Indeed, while Ocasio-Cortez likes to play up the narrative that she is just a regular working girl from the Bronx fighting tirelessly for her neighborhood from Washington, at least some of the constituents in her district see things quite differently.

Could she soon be replaced?

The elusive AOC

The New York Post reported that a number of Ocasio-Cortez’s constituents in the Bronx are speaking out about how they feel they have been forgotten or overlooked as their representative spends her time addressing national and international issues that are far removed from those faced on the streets of New York City.

“I thought AOC would be our savior, but that’s not the case,” said a local activist named Roxanne Delgado, who claimed to have been unable to even get in touch with Ocasio-Cortez about local problems that needed attention.

Delgado revealed that she had made countless calls to the congresswoman’s offices in D.C. and Queens, but to no avail. Similarly, efforts to reach out to Ocasio-Cortez on social media — which the congresswoman encouraged her constituents to do — have also failed to garner a response.

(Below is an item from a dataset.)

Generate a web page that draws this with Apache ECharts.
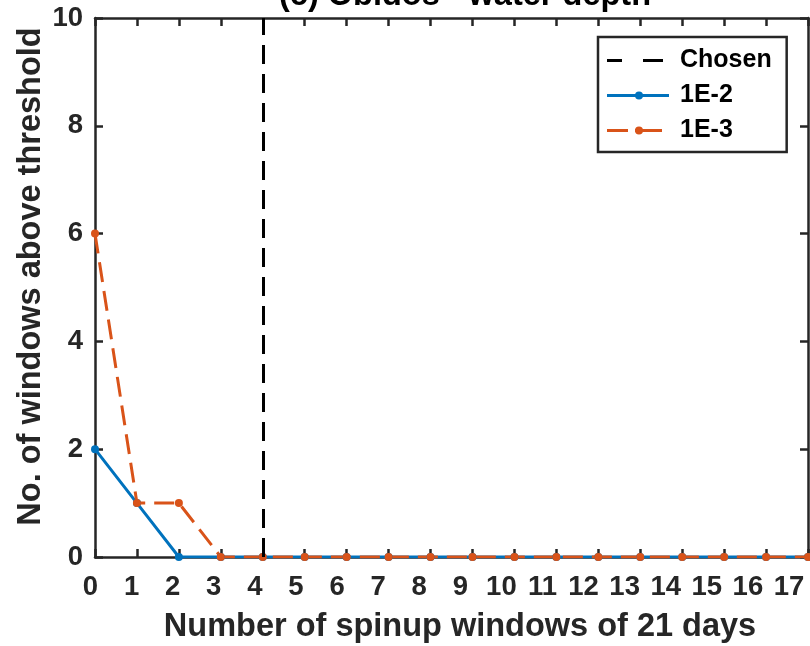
<!DOCTYPE html>
<html><head><meta charset="utf-8">
<script src="https://cdn.jsdelivr.net/npm/echarts@6/dist/echarts.min.js"></script>
<style>html,body{margin:0;padding:0;background:#fff}#c{width:810px;height:646px}</style>
</head><body><div id="c"></div>
<script>
const xValues = [0,1,2,3,4,5,6,7,8,9,10,11,12,13,14,15,16,17];
const series1E2 = [2,1,0,0,0,0,0,0,0,0,0,0,0,0,0,0,0,0];
const series1E3 = [6,1,1,0,0,0,0,0,0,0,0,0,0,0,0,0,0,0];
const chosenX = 4;
const titleText = '(c) Obidos - water depth';
const xLabel = 'Number of spinup windows of 21 days';
const yLabel = 'No. of windows above threshold';
const legendNames = ['Chosen','1E-2','1E-3'];

const F = 'Liberation Sans, Arial, Helvetica, sans-serif';
const AX = '#262626';
const BLUE = '#0072BD', ORANGE = '#D95319';
const pair = arr => xValues.map((x,i)=>[x,arr[i]]);
const axBase = {
  axisLine:{show:true,onZero:false,lineStyle:{color:AX,width:2.5}},
  axisTick:{show:true,inside:true,length:8,lineStyle:{color:AX,width:2.5}},
  splitLine:{show:false}
};
// legend icons (68x10 box; tiny corner marks fix the box size)
const box = 'M0,0h0.01v0.01h-0.01z M68,10h-0.01v-0.01h0.01z ';
const dot = 'M28,5a4,4 0 1,1 8,0a4,4 0 1,1 -8,0z';
const icons = {
  'Chosen': 'path://' + box + 'M0,3.5h15v3h-15z M36,3.5h20v3h-20z',
  '1E-2': 'path://' + box + 'M0,3.6h62v2.8h-62z ' + dot,
  '1E-3': 'path://' + box + 'M0,3.6h21v2.8h-21z M28,3.6h27v2.8h-27z ' + dot
};
const xMin = xValues[0], xMax = xValues[xValues.length-1];
const chart = echarts.init(document.getElementById('c'));
chart.setOption({
  animation:false,
  backgroundColor:'#fff',
  title:{text:titleText,left:460,textAlign:'center',top:-25,
    textStyle:{fontFamily:F,fontWeight:'bold',fontSize:32.5,color:'#000'}},
  grid:[
    {left:95,right:2,top:18,bottom:89,containLabel:false,outerBoundsMode:'none'},
    {left:90.5,right:21,top:18,bottom:89,containLabel:false,outerBoundsMode:'none'}
  ],
  legend:{left:598,top:37,orient:'vertical',itemWidth:68,itemHeight:10,itemGap:10,
    padding:[11,15,9,9],borderColor:AX,borderWidth:2.5,backgroundColor:'#fff',
    textStyle:{fontFamily:F,fontWeight:'bold',fontSize:25,lineHeight:25,color:'#000'},
    data:legendNames.map(n=>({name:n,icon:icons[n]}))},
  xAxis:[
    Object.assign({type:'value',gridIndex:0,min:xMin,max:xMax,interval:1,position:'bottom',
      name:xLabel,nameLocation:'middle',nameGap:54,nameMoveOverlap:false,
      nameTextStyle:{fontFamily:F,fontWeight:'bold',fontSize:32.5,color:AX,padding:[0,0,0,17]},
      axisLabel:{show:false}},axBase),
    Object.assign({type:'value',gridIndex:0,min:xMin,max:xMax,interval:1,position:'top',
      axisLabel:{show:false}},axBase),
    {type:'value',gridIndex:1,min:xMin,max:xMax,interval:1,position:'bottom',
      axisLine:{show:false},axisTick:{show:false},splitLine:{show:false},
      axisLabel:{fontFamily:F,fontWeight:'bold',fontSize:27.5,color:AX,margin:16}}
  ],
  yAxis:[
    Object.assign({type:'value',gridIndex:0,min:0,max:10,interval:2,position:'left',
      name:yLabel,nameLocation:'middle',nameGap:47,nameMoveOverlap:false,
      nameTextStyle:{fontFamily:F,fontWeight:'bold',fontSize:32.5,color:AX,padding:[0,0,0,22]},
      axisLabel:{fontFamily:F,fontWeight:'bold',fontSize:27.5,color:AX,margin:12}},axBase),
    Object.assign({type:'value',gridIndex:0,min:0,max:10,interval:2,position:'right',
      axisLabel:{show:false}},axBase),
    {type:'value',gridIndex:1,min:0,max:10,show:false}
  ],
  series:[
    {name:'Chosen',type:'line',data:[],symbol:'none',
      lineStyle:{color:'#000',width:3,type:[19,10]},itemStyle:{color:'#000'},
      markLine:{silent:true,symbol:'none',label:{show:false},
        lineStyle:{color:'#000',width:3,type:[19,10]},
        data:[{xAxis:chosenX}]}},
    {name:'1E-2',type:'line',data:pair(series1E2),symbol:'circle',symbolSize:8,
      lineStyle:{color:BLUE,width:3},itemStyle:{color:BLUE}},
    {name:'1E-3',type:'line',data:pair(series1E3),symbol:'circle',symbolSize:8,
      lineStyle:{color:ORANGE,width:3,type:[20,9]},itemStyle:{color:ORANGE}}
  ]
});
</script></body></html>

The Post confirmed as much with a few calls of its own to Ocasio-Cortez’s offices, which reached a voice recording — no ability to leave a message — that directed callers to the congresswoman’s website, which in turn advised constituents to fill out a “scheduling request” form to arrange for a meeting.

Predecessor hailed as more in tune with locals

Another constituent, a former police officer turned community board member named Anthony Vitaliano, also took issue with the congresswoman for failing to address local concerns about post office problems and the dismal graffiti-covered appearance of an Amtrak station in the district.

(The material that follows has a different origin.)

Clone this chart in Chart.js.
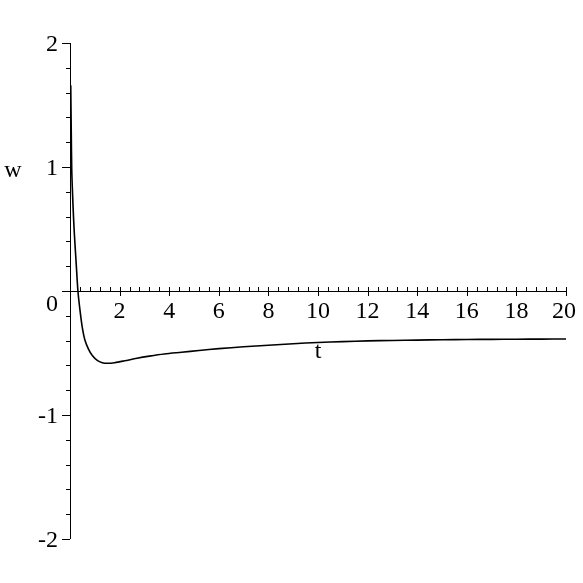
<!DOCTYPE html>
<html>
<head>
<meta charset="utf-8">
<script src="https://cdn.jsdelivr.net/npm/chart.js@4"></script>
<style>
  html, body { margin: 0; padding: 0; background: #fff; }
  #wrap { width: 583px; height: 583px; position: relative; }
</style>
</head>
<body>
<div id="wrap"><canvas id="myChart"></canvas></div>
<script>
// values
const tValues = [0.03, 0.05, 0.07, 0.1, 0.13, 0.16, 0.2, 0.25, 0.32, 0.4, 0.5, 0.6, 0.75, 0.9, 1.1, 1.3, 1.5, 1.8, 2.2, 2.7, 3.2, 3.8, 4.5, 5.2, 6, 7, 8, 9, 10, 11, 12, 13, 14, 15, 16, 17, 18, 19, 20];
const wValues = [1.66, 1.3, 0.98, 0.8, 0.65, 0.52, 0.38, 0.22, 0.0, -0.15, -0.3, -0.395, -0.47, -0.52, -0.56, -0.578, -0.583, -0.578, -0.563, -0.542, -0.525, -0.508, -0.494, -0.48, -0.465, -0.45, -0.438, -0.425, -0.415, -0.408, -0.402, -0.399, -0.396, -0.393, -0.391, -0.39, -0.389, -0.388, -0.387];
const xTickLabels = [2, 4, 6, 8, 10, 12, 14, 16, 18, 20];
const yTickLabels = [2, 1, 0, -1, -2];

const FONT_SIZE = 24;
const FONT_FAMILY = "Liberation Serif";

const mapleAxes = {
  id: "mapleAxes",
  afterDraw(chart) {
    const ctx = chart.ctx;
    const xs = chart.scales.x;
    const ys = chart.scales.y;
    const x0 = xs.getPixelForValue(0);
    const y0 = ys.getPixelForValue(0);
    ctx.save();
    ctx.strokeStyle = "#000";
    ctx.fillStyle = "#000";
    ctx.lineWidth = 1;

    // axis lines
    ctx.beginPath();
    ctx.moveTo(x0 + 0.5, ys.getPixelForValue(2));
    ctx.lineTo(x0 + 0.5, ys.getPixelForValue(-2));
    ctx.moveTo(x0 - 8, y0 + 0.5);
    ctx.lineTo(xs.getPixelForValue(20), y0 + 0.5);
    ctx.stroke();

    // x ticks: minor every 0.4 upward, major every 2 crossing the axis
    ctx.beginPath();
    for (let i = 1; i <= 50; i++) {
      const px = Math.round(xs.getPixelForValue(i * 0.4)) + 0.5;
      ctx.moveTo(px, y0 - 4);
      ctx.lineTo(px, i % 5 === 0 ? y0 + 5 : y0);
    }
    // y ticks: minor every 0.2, major every 1, to the left
    for (let i = -10; i <= 10; i++) {
      const py = Math.round(ys.getPixelForValue(i * 0.2)) + 0.5;
      const len = i % 5 === 0 ? 8 : 4;
      ctx.moveTo(x0 - len, py);
      ctx.lineTo(x0, py);
    }
    ctx.stroke();

    ctx.font = Chart.helpers.toFontString({ size: FONT_SIZE, family: FONT_FAMILY, style: "normal", weight: "normal" });
    // x tick labels (last one pulled in to stay on the canvas)
    ctx.textAlign = "center";
    ctx.textBaseline = "alphabetic";
    xTickLabels.forEach(function (v) {
      const px = xs.getPixelForValue(v) - (v === 20 ? 2 : 0);
      ctx.fillText(String(v), px, y0 + 27);
    });
    // y tick labels
    ctx.textAlign = "right";
    ctx.textBaseline = "middle";
    yTickLabels.forEach(function (v) {
      if (v === 0) return;
      ctx.fillText(String(v), x0 - 12, ys.getPixelForValue(v) + 2);
    });
    ctx.textAlign = "center";
    ctx.fillText("0", x0 - 18, y0 + 14);

    // axis titles
    ctx.fillText("w", 13, ys.getPixelForValue(0.97));
    ctx.fillText("t", xs.getPixelForValue(10), ys.getPixelForValue(-0.49));
    ctx.restore();
  },
};

const ctx = document.getElementById("myChart").getContext("2d");
new Chart(ctx, {
  type: "scatter",
  data: {
    datasets: [
      {
        label: "w",
        data: tValues.map((t, i) => ({ x: t, y: wValues[i] })),
        showLine: true,
        borderColor: "#000",
        borderWidth: 1.6,
        pointRadius: 0,
        tension: 0.3,
        fill: false,
      },
    ],
  },
  options: {
    responsive: true,
    maintainAspectRatio: false,
    animation: false,
    layout: { padding: { left: 70, right: 17, top: 43, bottom: 44 } },
    scales: {
      x: { type: "linear", min: 0, max: 20, display: false },
      y: { type: "linear", min: -2, max: 2, display: false },
    },
    plugins: {
      legend: { display: false },
      tooltip: { enabled: false },
    },
  },
  plugins: [mapleAxes],
});
</script>
</body>
</html>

“I want AOC or a representative from AOC to be there,” Vitaliano said at a board meeting in February that was attended by other elected officials or their representatives. “You know, I appreciate what she’s doing, but she has to represent us.”

To the Post, Vitaliano said, “She has to address these local issues. Her district is everywhere else in the US. Her heart is not in the Bronx.”

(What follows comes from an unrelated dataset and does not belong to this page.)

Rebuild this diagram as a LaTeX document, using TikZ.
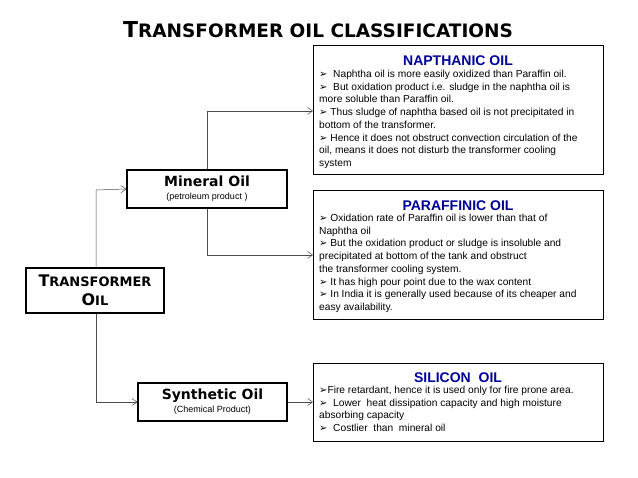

He added that former Rep. Joe Crowley, who was defeated in the 2018 primary by Ocasio-Cortez, was much more in tune with the needs of his constituents — a top aide regularly attended community board meetings — which is a rather ironic revelation given the freshman congresswoman managed to defeat Crowley in part by painting him as out of touch and aloof from those he represented.

Incredibly, it was further revealed that Ocasio-Cortez has yet to even open an office in the Bronx, making it that much harder for her constituents to contact her, though a member of her staff blamed that on difficulties finding office space in the area.

Ocasio-Cortez claimed victory in her primary election by suggesting to her constituents that she would use her position to focus closely on their issues and find solutions to their problems, but she has seemingly forgotten all about them now that she is in Washington.

It will be up to Bronx voters to remind her who is actually “the boss” when it comes time to vote again in 2020.